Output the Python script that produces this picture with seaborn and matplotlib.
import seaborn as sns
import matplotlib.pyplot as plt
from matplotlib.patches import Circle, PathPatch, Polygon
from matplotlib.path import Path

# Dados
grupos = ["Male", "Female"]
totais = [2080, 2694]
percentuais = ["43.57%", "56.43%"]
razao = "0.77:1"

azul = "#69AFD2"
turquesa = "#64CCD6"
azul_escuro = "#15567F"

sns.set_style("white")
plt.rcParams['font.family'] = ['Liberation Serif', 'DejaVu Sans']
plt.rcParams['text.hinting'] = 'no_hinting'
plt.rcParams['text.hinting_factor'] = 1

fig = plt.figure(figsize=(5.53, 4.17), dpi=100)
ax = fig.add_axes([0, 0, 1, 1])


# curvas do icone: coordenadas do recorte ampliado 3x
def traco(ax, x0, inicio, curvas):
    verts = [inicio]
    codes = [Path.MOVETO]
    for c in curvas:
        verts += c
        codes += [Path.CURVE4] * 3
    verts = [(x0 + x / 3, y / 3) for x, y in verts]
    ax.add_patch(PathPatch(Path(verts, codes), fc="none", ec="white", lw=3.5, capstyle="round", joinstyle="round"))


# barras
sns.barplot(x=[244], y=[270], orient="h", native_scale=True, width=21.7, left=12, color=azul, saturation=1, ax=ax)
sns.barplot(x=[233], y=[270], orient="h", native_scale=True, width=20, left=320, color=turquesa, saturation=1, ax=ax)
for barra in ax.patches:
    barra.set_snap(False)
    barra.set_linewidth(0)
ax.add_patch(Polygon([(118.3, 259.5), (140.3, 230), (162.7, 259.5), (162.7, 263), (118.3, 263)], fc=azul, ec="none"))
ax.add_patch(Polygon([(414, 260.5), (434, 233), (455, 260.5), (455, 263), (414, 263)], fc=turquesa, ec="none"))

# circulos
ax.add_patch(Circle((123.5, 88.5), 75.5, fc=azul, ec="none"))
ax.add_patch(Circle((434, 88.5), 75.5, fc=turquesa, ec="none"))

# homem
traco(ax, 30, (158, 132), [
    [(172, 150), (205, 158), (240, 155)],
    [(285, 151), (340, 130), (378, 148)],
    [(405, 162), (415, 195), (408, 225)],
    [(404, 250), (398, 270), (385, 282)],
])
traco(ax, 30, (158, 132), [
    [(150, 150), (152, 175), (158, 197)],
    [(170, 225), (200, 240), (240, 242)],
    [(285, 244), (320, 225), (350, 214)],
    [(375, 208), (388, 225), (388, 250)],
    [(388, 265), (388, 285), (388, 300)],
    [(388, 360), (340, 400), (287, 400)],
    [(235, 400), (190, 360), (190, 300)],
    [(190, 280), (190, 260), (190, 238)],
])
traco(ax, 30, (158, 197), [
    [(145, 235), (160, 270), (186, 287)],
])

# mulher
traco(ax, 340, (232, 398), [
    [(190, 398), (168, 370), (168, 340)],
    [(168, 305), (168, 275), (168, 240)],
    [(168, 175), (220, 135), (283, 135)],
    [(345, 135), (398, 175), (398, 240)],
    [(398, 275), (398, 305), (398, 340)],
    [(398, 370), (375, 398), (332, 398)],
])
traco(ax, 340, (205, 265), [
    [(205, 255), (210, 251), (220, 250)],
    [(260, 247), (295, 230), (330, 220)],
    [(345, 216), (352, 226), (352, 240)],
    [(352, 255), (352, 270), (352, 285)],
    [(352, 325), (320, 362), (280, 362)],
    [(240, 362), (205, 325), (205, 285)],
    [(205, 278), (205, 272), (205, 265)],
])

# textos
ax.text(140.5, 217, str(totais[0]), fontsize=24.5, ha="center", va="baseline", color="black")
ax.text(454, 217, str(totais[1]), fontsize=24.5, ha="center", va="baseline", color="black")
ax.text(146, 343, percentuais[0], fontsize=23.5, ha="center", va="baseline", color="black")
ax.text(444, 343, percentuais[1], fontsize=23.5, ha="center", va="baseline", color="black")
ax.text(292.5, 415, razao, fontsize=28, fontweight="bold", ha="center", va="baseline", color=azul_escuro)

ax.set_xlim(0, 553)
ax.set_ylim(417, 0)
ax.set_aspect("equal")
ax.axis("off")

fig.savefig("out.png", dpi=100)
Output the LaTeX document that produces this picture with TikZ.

+===+

* [Task description] Using the data above, return each line exactly as written.

* [Final result]
Output the Python script that produces this picture with seaborn and matplotlib.
import seaborn as sns
import matplotlib.pyplot as plt
from matplotlib.patches import Circle, PathPatch, Polygon
from matplotlib.path import Path

# Dados
grupos = ["Male", "Female"]
totais = [2080, 2694]
percentuais = ["43.57%", "56.43%"]
razao = "0.77:1"

azul = "#69AFD2"
turquesa = "#64CCD6"
azul_escuro = "#15567F"

sns.set_style("white")
plt.rcParams['font.family'] = ['Liberation Serif', 'DejaVu Sans']
plt.rcParams['text.hinting'] = 'no_hinting'
plt.rcParams['text.hinting_factor'] = 1

fig = plt.figure(figsize=(5.53, 4.17), dpi=100)
ax = fig.add_axes([0, 0, 1, 1])


# curvas do icone: coordenadas do recorte ampliado 3x
def traco(ax, x0, inicio, curvas):
    verts = [inicio]
    codes = [Path.MOVETO]
    for c in curvas:
        verts += c
        codes += [Path.CURVE4] * 3
    verts = [(x0 + x / 3, y / 3) for x, y in verts]
    ax.add_patch(PathPatch(Path(verts, codes), fc="none", ec="white", lw=3.5, capstyle="round", joinstyle="round"))


# barras
sns.barplot(x=[244], y=[270], orient="h", native_scale=True, width=21.7, left=12, color=azul, saturation=1, ax=ax)
sns.barplot(x=[233], y=[270], orient="h", native_scale=True, width=20, left=320, color=turquesa, saturation=1, ax=ax)
for barra in ax.patches:
    barra.set_snap(False)
    barra.set_linewidth(0)
ax.add_patch(Polygon([(118.3, 259.5), (140.3, 230), (162.7, 259.5), (162.7, 263), (118.3, 263)], fc=azul, ec="none"))
ax.add_patch(Polygon([(414, 260.5), (434, 233), (455, 260.5), (455, 263), (414, 263)], fc=turquesa, ec="none"))

# circulos
ax.add_patch(Circle((123.5, 88.5), 75.5, fc=azul, ec="none"))
ax.add_patch(Circle((434, 88.5), 75.5, fc=turquesa, ec="none"))

# homem
traco(ax, 30, (158, 132), [
    [(172, 150), (205, 158), (240, 155)],
    [(285, 151), (340, 130), (378, 148)],
    [(405, 162), (415, 195), (408, 225)],
    [(404, 250), (398, 270), (385, 282)],
])
traco(ax, 30, (158, 132), [
    [(150, 150), (152, 175), (158, 197)],
    [(170, 225), (200, 240), (240, 242)],
    [(285, 244), (320, 225), (350, 214)],
    [(375, 208), (388, 225), (388, 250)],
    [(388, 265), (388, 285), (388, 300)],
    [(388, 360), (340, 400), (287, 400)],
    [(235, 400), (190, 360), (190, 300)],
    [(190, 280), (190, 260), (190, 238)],
])
traco(ax, 30, (158, 197), [
    [(145, 235), (160, 270), (186, 287)],
])

# mulher
traco(ax, 340, (232, 398), [
    [(190, 398), (168, 370), (168, 340)],
    [(168, 305), (168, 275), (168, 240)],
    [(168, 175), (220, 135), (283, 135)],
    [(345, 135), (398, 175), (398, 240)],
    [(398, 275), (398, 305), (398, 340)],
    [(398, 370), (375, 398), (332, 398)],
])
traco(ax, 340, (205, 265), [
    [(205, 255), (210, 251), (220, 250)],
    [(260, 247), (295, 230), (330, 220)],
    [(345, 216), (352, 226), (352, 240)],
    [(352, 255), (352, 270), (352, 285)],
    [(352, 325), (320, 362), (280, 362)],
    [(240, 362), (205, 325), (205, 285)],
    [(205, 278), (205, 272), (205, 265)],
])

# textos
ax.text(140.5, 217, str(totais[0]), fontsize=24.5, ha="center", va="baseline", color="black")
ax.text(454, 217, str(totais[1]), fontsize=24.5, ha="center", va="baseline", color="black")
ax.text(146, 343, percentuais[0], fontsize=23.5, ha="center", va="baseline", color="black")
ax.text(444, 343, percentuais[1], fontsize=23.5, ha="center", va="baseline", color="black")
ax.text(292.5, 415, razao, fontsize=28, fontweight="bold", ha="center", va="baseline", color=azul_escuro)

ax.set_xlim(0, 553)
ax.set_ylim(417, 0)
ax.set_aspect("equal")
ax.axis("off")

fig.savefig("out.png", dpi=100)
Output the LaTeX document that produces this picture with TikZ.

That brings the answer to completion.